Exercise goal ▸
Exactly retype the lines from the top of the data through the line containing "(0,0) rectangle (1139,485);", leaving out every picture.

Material provided ▸
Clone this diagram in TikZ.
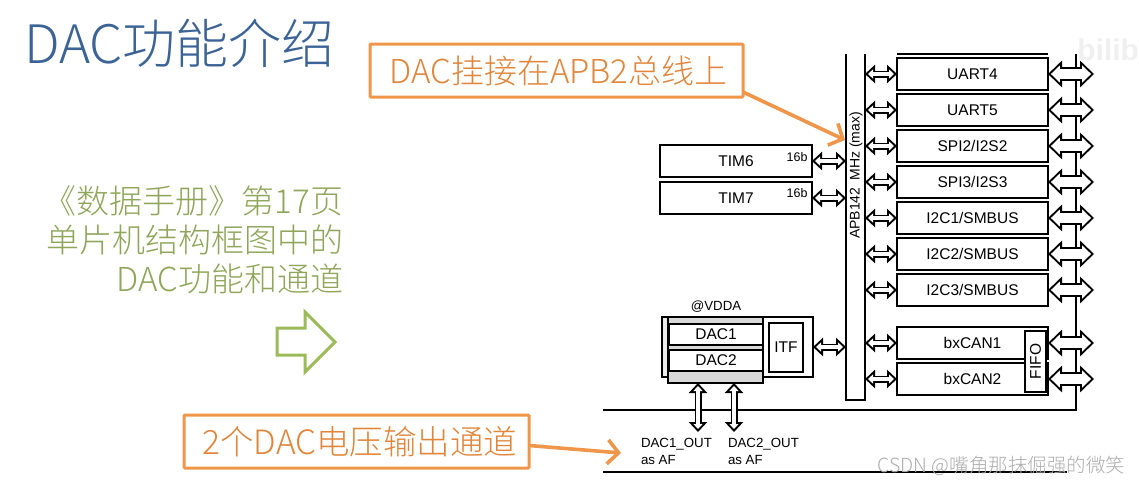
\documentclass[tikz,border=0pt]{standalone}
\usepackage{fontspec}
\setmainfont{Liberation Sans}
\newfontfamily\cjk{Noto Sans CJK SC Light}
\usetikzlibrary{positioning, arrows.meta}
\definecolor{titleblue}{HTML}{3B6395}
\definecolor{notegreen}{HTML}{8FA65A}
\definecolor{hintgreen}{HTML}{9BBB59}
\definecolor{noteorange}{HTML}{F0964A}
\definecolor{notetext}{HTML}{E0853A}
\tikzset {
    x=1pt,
    y=-1pt,
    node distance=4pt,
    every node/.style={inner sep=0pt, outer sep=0pt},
    block/.style={draw, line width=1.6pt, minimum height=32pt, font=\fontsize{15.5}{18}\selectfont},
    periph/.style={block, minimum width=151pt},
    timer/.style={block, minimum width=152pt},
    small/.style={font=\fontsize{13.3}{17}\selectfont},
    note/.style={draw=noteorange, line width=3pt, rounded corners=1pt, text=notetext, font=\cjk\fontsize{33}{38}\selectfont},
    notearrow/.style={draw=noteorange, line width=3.6pt, -{Straight Barb[length=11pt,width=24pt]}},
    apbouter/.style={line width=7pt, {Triangle[length=10pt,width=18pt]}-{Triangle[length=10pt,width=18pt]}},
    apbinner/.style={draw=white, line width=3.2pt, shorten <=3pt, shorten >=3pt, {Triangle[length=5pt,width=9pt]}-{Triangle[length=5pt,width=9pt]}},
    apbarrow/.style={to path={\pgfextra{
        \draw[apbouter] (\tikztostart) -- (\tikztotarget);
        \draw[apbinner] (\tikztostart) -- (\tikztotarget);
    }}},
    busouter/.style={line width=14pt, {Triangle[length=14pt,width=26pt]}-{Triangle[length=14pt,width=26pt]}},
    businner/.style={draw=white, line width=10pt, shorten <=2.9pt, shorten >=2.9pt, {Triangle[length=9pt,width=16.7pt]}-{Triangle[length=9pt,width=16.7pt]}},
    busarrow/.style={to path={\pgfextra{
        \draw[busouter] (\tikztostart) -- (\tikztotarget);
        \draw[businner] (\tikztostart) -- (\tikztotarget);
    }}}
}

\begin{document}
\begin{tikzpicture}
    \useasboundingbox (0,0) rectangle (1139,485);

    % slide texts
    \node[anchor=west, text=titleblue, font=\cjk\fontsize{53}{60}\selectfont] (title) at (24,43) {DAC功能介绍};
    \node[anchor=east, align=right, text=notegreen, font=\cjk\fontsize{33}{39}\selectfont] (manual) at (343,240) {《数据手册》第17页\\单片机结构框图中的\\DAC功能和通道};
    \draw[draw=hintgreen, line width=3pt, miter limit=4] (277,328) -- (305,328) -- (305,312) -- (335,342) -- (305,372) -- (305,355) -- (277,355) -- cycle;

    % bus lines
    \coordinate (bustop) at (1076,54);
    \coordinate (buscorner) at (1076,410);
    \coordinate (busleft) at (603,410);
    \coordinate (baseleft) at (603,472);
    \coordinate (baseright) at (1067,472);
    \coordinate (rightend) at (1094,54);
    \coordinate (stubleft) at (897,54);
    \coordinate (stubright) at (1048,54);
    \draw[line width=2.6pt] (bustop) -- (buscorner) -- (busleft);
    \draw[line width=1.4pt] (baseleft) -- (baseright);
    \draw[line width=1.6pt] (stubleft) -- (stubright);

    % APB bus
    \node[minimum width=19pt, minimum height=346pt] (apb) at (855.5,227) {};
    \draw[line width=1.6pt] (apb.north west) -- (apb.south west) -- (apb.south east) -- (apb.north east);
    \node[rotate=90, font=\fontsize{14}{17}\selectfont] (apbtext) at (856,175.5) {APB142\enspace MHz (max)};

    % peripherals
    \node[periph] (uart4) at (972.5,74) {UART4};
    \node[periph, below=of uart4] (uart5) {UART5};
    \node[periph, below=of uart5] (spi2) {SPI2/I2S2};
    \node[periph, below=of spi2] (spi3) {SPI3/I2S3};
    \node[periph, below=of spi3] (i2c1) {I2C1/SMBUS};
    \node[periph, below=of i2c1] (i2c2) {I2C2/SMBUS};
    \node[periph, below=of i2c2] (i2c3) {I2C3/SMBUS};
    \node[periph, below=21pt of i2c3] (can1) {bxCAN1};
    \node[periph, below=of can1] (can2) {bxCAN2};
    \node[draw, fill=white, line width=1.6pt, rotate=90, minimum width=61pt, minimum height=21pt, font=\fontsize{15.5}{18}\selectfont] (fifo) at (1035.5,361.5) {FIFO};

    % timers
    \node[timer] (tim6) at (736,161) {TIM6};
    \node[timer, below=5pt of tim6] (tim7) {TIM7};
    \node[anchor=north east, xshift=-4.5pt, yshift=-7pt, font=\fontsize{12.5}{15}\selectfont] (tim6b) at (tim6.north east) {16b};
    \node[anchor=north east, xshift=-4.5pt, yshift=-6pt, font=\fontsize{12.5}{15}\selectfont] (tim7b) at (tim7.north east) {16b};

    % DAC block
    \node[draw, line width=1.6pt, fill=white, minimum width=151pt, minimum height=60pt] (dacbox) at (737.5,347) {};
    \node[draw, line width=1.6pt, fill=gray!30, minimum width=95pt, minimum height=66pt] (dacgrey) at (715.5,350) {};
    \node[draw, line width=1.2pt, fill=gray!15, minimum width=6pt, minimum height=60pt] (dacstrip) at (665,347) {};
    \node[block, fill=white, minimum width=94pt, minimum height=21pt] (dac1) at (716,334.5) {DAC1};
    \node[block, fill=white, minimum width=94pt, minimum height=21pt] (dac2) at (716,360.5) {DAC2};
    \node[block, minimum width=34pt, minimum height=49pt] (itf) at (786,347.5) {ITF};
    \node[small] (vdda) at (716,307) {@VDDA};

    \node[anchor=north west, align=left, small] (out1text) at (641,438) {DAC1\_OUT\\as AF};
    \node[anchor=north west, align=left, small] (out2text) at (728,438) {DAC2\_OUT\\as AF};
    \coordinate (out1) at (698,432);
    \coordinate (out2) at (734,432);

    % hollow arrows
    \draw
    (uart4.west) edge[apbarrow] (apb.east |- uart4.west)
    (uart5.west) edge[apbarrow] (apb.east |- uart5.west)
    (spi2.west) edge[apbarrow] (apb.east |- spi2.west)
    (spi3.west) edge[apbarrow] (apb.east |- spi3.west)
    (i2c1.west) edge[apbarrow] (apb.east |- i2c1.west)
    (i2c2.west) edge[apbarrow] (apb.east |- i2c2.west)
    (i2c3.west) edge[apbarrow] (apb.east |- i2c3.west)
    (can1.west) edge[apbarrow] (apb.east |- can1.west)
    (can2.west) edge[apbarrow] (apb.east |- can2.west)
    (tim6.east) edge[apbarrow] (apb.west |- tim6.east)
    (tim7.east) edge[apbarrow] (apb.west |- tim7.east)
    (dacbox.east) edge[apbarrow] (apb.west |- dacbox.east)
    (out1 |- dacgrey.south) edge[apbarrow] (out1)
    (out2 |- dacgrey.south) edge[apbarrow] (out2);

    \draw
    (uart4.east) edge[busarrow] (rightend |- uart4.east)
    (uart5.east) edge[busarrow] (rightend |- uart5.east)
    (spi2.east) edge[busarrow] (rightend |- spi2.east)
    (spi3.east) edge[busarrow] (rightend |- spi3.east)
    (i2c1.east) edge[busarrow] (rightend |- i2c1.east)
    (i2c2.east) edge[busarrow] (rightend |- i2c2.east)
    (i2c3.east) edge[busarrow] (rightend |- i2c3.east)
    (can1.east) edge[busarrow] (rightend |- can1.east)
    (can2.east) edge[busarrow] (rightend |- can2.east);

    % callouts
    \node[note, minimum width=373pt, minimum height=53pt] (noteapb) at (556.5,70.5) {\hspace*{4pt}DAC挂接在APB2总线上};
    \node[note, font=\cjk\fontsize{33.5}{38}\selectfont, minimum width=345pt, minimum height=53pt] (notedac) at (356.5,441.5) {\hspace*{7pt}2个DAC电压输出通道};
    \coordinate (apbpoint) at (845,140);
    \coordinate (outpoint) at (621,453);
    \draw[notearrow] (noteapb.south east) ++(0,-5) -- (apbpoint);
    \draw[notearrow] (notedac.east) ++(0,4) -- (outpoint);

    % watermarks
    \node[anchor=east, text=gray!65, font=\cjk\fontsize{19.5}{22}\selectfont] (csdn) at (1125,466) {CSDN @嘴角那抹倔强的微笑};
    \node[anchor=east, text=gray!12, font=\bfseries\fontsize{30}{32}\selectfont] (bili) at (1139,50) {bilib};
\end{tikzpicture}
\end{document}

Solved problem ▸
Clone this diagram in TikZ.
\documentclass[tikz,border=0pt]{standalone}
\usepackage{fontspec}
\setmainfont{Liberation Sans}
\newfontfamily\cjk{Noto Sans CJK SC Light}
\usetikzlibrary{positioning, arrows.meta}
\definecolor{titleblue}{HTML}{3B6395}
\definecolor{notegreen}{HTML}{8FA65A}
\definecolor{hintgreen}{HTML}{9BBB59}
\definecolor{noteorange}{HTML}{F0964A}
\definecolor{notetext}{HTML}{E0853A}
\tikzset {
    x=1pt,
    y=-1pt,
    node distance=4pt,
    every node/.style={inner sep=0pt, outer sep=0pt},
    block/.style={draw, line width=1.6pt, minimum height=32pt, font=\fontsize{15.5}{18}\selectfont},
    periph/.style={block, minimum width=151pt},
    timer/.style={block, minimum width=152pt},
    small/.style={font=\fontsize{13.3}{17}\selectfont},
    note/.style={draw=noteorange, line width=3pt, rounded corners=1pt, text=notetext, font=\cjk\fontsize{33}{38}\selectfont},
    notearrow/.style={draw=noteorange, line width=3.6pt, -{Straight Barb[length=11pt,width=24pt]}},
    apbouter/.style={line width=7pt, {Triangle[length=10pt,width=18pt]}-{Triangle[length=10pt,width=18pt]}},
    apbinner/.style={draw=white, line width=3.2pt, shorten <=3pt, shorten >=3pt, {Triangle[length=5pt,width=9pt]}-{Triangle[length=5pt,width=9pt]}},
    apbarrow/.style={to path={\pgfextra{
        \draw[apbouter] (\tikztostart) -- (\tikztotarget);
        \draw[apbinner] (\tikztostart) -- (\tikztotarget);
    }}},
    busouter/.style={line width=14pt, {Triangle[length=14pt,width=26pt]}-{Triangle[length=14pt,width=26pt]}},
    businner/.style={draw=white, line width=10pt, shorten <=2.9pt, shorten >=2.9pt, {Triangle[length=9pt,width=16.7pt]}-{Triangle[length=9pt,width=16.7pt]}},
    busarrow/.style={to path={\pgfextra{
        \draw[busouter] (\tikztostart) -- (\tikztotarget);
        \draw[businner] (\tikztostart) -- (\tikztotarget);
    }}}
}

\begin{document}
\begin{tikzpicture}
    \useasboundingbox (0,0) rectangle (1139,485);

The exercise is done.